I had to work it out on my own because none of the adults I knew had even heard of catching fish on anything other than "real bait".  The concept was, to them, so ridiculous it was hilarious.  Several adults and kids watched with amusement the first time I tried it in the spillway below the dam at Diversion Dam, one of our favorite fishing sites.  The Gods must have also been amused, because on the fourth or fifth cast into the strong current, an equally naive young largemouth bass attacked and became impaled on the multiple hooks.  I tried to appear calm as I horsed him in before the incredulous eyes of the skeptics.  I was hooked far deeper than the fish; I was quickly back into the current, flinging with all my might. 

            Although I spent a substantial part of the small amount of money I earned over the next few years on increasingly sophisticated rods and reels and, specially lures, I kept all those bass plugs that Mr.Oglesby gave me in my tackle box until they were lost in a van fire when we moved from Seattle back to Texas in 1970.  I'm sure I hadn't risked the chance of losing one of them by actually fishing with it for 25 or 30 years, but they were always in an honored place in the top tray of my tackle box.

I recently read of a big auction of antique artificial lures; mine would probably have brought a bundle.  They were antiques when Mr. Oglesby gave them to me in the late 1930's.  I thought I was the only person in North Texas who had discovered bass could be caught like crazy on artificial lures, but that was obviously not the case because all the hardware stores had shelves of lures that caught more fishermen than fish.
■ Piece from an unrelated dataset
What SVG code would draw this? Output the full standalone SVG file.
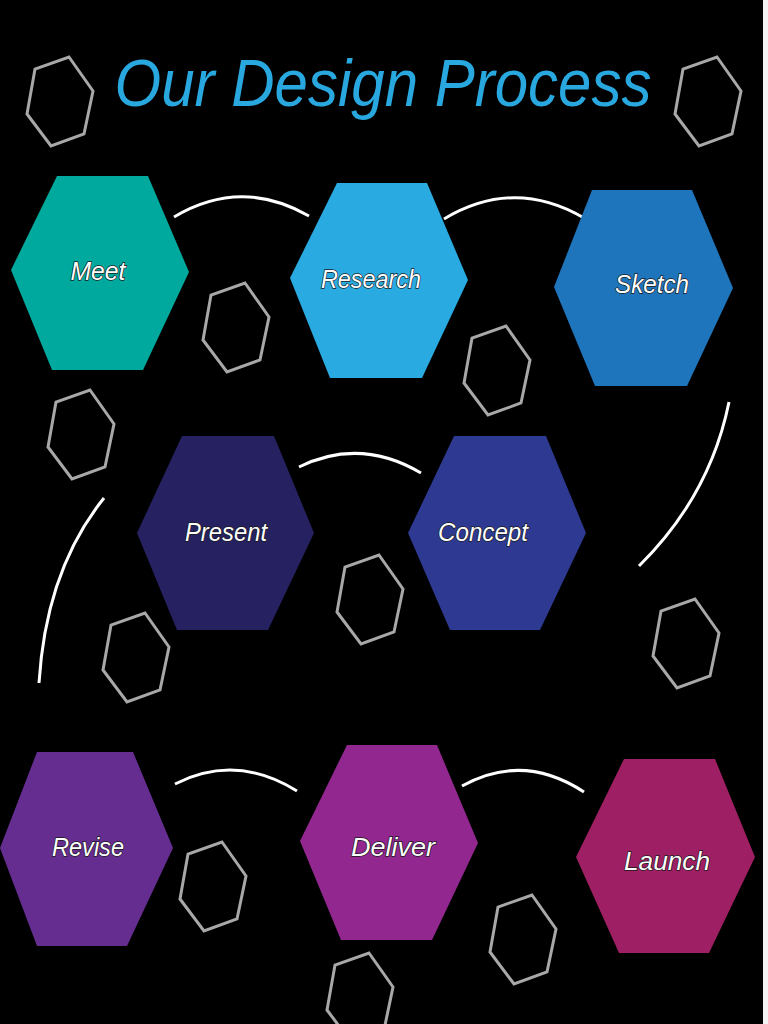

However, the bass were cooperative; they seemed to enjoy being caught as much as I enjoyed catching them, a bit of anthropomorphism that I find even more prevalent in recent years.

            Some of my acquaintances who are anti-hunting but avid fishermen talk about how cruel it is to KILL a duck or deer, and then go into the joys of CATCHING a fish.  Those bass back in Texas, the salmon in the Pacific Northwest and the marlin in Baja California weren't engaged in a sporting event, they were fighting for their lives after being conned into going for an easy, usually crippled, meal.  I don't feel sorry for the fish, not even when they are threshing around in the muck of the bottom of the boat as they suffocate, but I deeply resent some fly fisherman describing the catching of trout with dry flies from some mountain stream in reverent tones as though it was a religious experience that took place in an outdoor cathedral. HELL, they're as eager to catch those trout as the blacks with their "doughballs" and chicken guts were to catch the carp and catfish years ago in North Texas.  I've released a lot of fish; mostly because I had more than my family and friends could handle, but none that I remember, BECAUSE HE PUT UP SUCH A MAGNIFICIANT FIGHT.